We'll be looking at exciting and unusual books by, for, and about gay men and lesbians.

Today's book: Now You See It: Studies on Lesbian and Gay Film by British film scholar Richard Dyer.

About ten years ago, Vito Russo wrote a book called The Celluloid Closet, which examined the portrayals of gay men and lesbians in mainstream films from America and elsewhere.

Russo really did not look behind the scenes, however. This is what Dyer does.

Dyer looks at films made by and for gay men and lesbians, that is, gay filmmakers making films for specifically gay audiences.

This is something that wasn't really easy for Russo to look at when he wrote his book ten years ago but with archival material becoming available, Dyer has been able to unearth a number of films that are very significant in historical perspective.

Dyer starts by looking at the films of Weimar Germany right after the First World War.

One very famous film of that period was called Different from the Others ("Anders als die Andern"), which starred Conrad Veidt, a matinee idol who became famous in our country as the wicked Nazi major in Casablanca.
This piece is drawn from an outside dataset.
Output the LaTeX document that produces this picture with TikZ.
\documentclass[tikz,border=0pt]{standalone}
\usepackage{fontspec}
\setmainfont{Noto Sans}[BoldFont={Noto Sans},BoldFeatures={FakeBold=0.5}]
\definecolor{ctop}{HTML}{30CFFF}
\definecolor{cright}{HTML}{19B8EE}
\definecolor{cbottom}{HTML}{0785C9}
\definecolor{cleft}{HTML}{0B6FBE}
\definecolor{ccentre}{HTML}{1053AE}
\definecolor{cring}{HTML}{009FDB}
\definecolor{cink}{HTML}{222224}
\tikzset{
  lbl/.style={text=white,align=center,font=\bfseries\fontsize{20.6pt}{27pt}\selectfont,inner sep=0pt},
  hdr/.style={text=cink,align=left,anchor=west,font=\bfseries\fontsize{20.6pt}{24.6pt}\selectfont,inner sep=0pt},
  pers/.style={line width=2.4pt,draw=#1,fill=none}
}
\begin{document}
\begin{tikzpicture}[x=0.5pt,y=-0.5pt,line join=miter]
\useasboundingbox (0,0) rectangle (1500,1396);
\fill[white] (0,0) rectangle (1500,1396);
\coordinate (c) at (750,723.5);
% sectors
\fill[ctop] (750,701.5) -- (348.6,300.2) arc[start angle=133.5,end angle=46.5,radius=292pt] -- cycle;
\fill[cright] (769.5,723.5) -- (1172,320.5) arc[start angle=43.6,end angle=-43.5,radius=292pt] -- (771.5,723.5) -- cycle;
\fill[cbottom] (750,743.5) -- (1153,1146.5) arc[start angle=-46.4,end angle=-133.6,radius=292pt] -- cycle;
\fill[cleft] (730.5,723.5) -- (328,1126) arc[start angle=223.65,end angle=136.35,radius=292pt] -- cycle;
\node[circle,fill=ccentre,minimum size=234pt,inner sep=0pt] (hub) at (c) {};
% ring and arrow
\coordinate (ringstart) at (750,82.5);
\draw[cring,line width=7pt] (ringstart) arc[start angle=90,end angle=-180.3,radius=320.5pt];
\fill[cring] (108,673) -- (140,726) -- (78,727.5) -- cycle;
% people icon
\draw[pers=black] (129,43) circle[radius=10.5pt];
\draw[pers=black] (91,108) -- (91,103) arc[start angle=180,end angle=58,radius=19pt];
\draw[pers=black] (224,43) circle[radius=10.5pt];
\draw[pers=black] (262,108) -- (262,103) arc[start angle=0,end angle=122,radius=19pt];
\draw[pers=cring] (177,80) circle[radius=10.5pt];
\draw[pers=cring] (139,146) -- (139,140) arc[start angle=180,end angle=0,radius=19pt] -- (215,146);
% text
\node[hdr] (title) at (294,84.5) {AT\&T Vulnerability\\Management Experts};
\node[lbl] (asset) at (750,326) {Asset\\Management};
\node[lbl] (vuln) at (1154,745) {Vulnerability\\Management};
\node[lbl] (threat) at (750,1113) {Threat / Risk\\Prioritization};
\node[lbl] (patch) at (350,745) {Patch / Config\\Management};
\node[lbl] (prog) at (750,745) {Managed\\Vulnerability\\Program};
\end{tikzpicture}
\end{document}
Veidt portrayed a gay man who is being blackmailed and that film was not only very popular in Weimar Germany, it eventually became banned.

At the end of the Weimar period was a film made for lesbians which also has become quite famous, Mȁdchen in Uniform.

Between these two films of 1920 and 1933, Weimar Germany produced the bulk of films for gay audiences. They set the trend for the rest of the world – England, France, Sweden, America – and set standards for film making from then on.

The lesbian and gay films that Dyer examines include Genet's classics Un chant d'amour and Possession, which revolutionized gay cinema with their exciting, vibrant imagery and dramatic style.

Dyer's book is an important contribution to film studies and gay literature. I recommended very highly.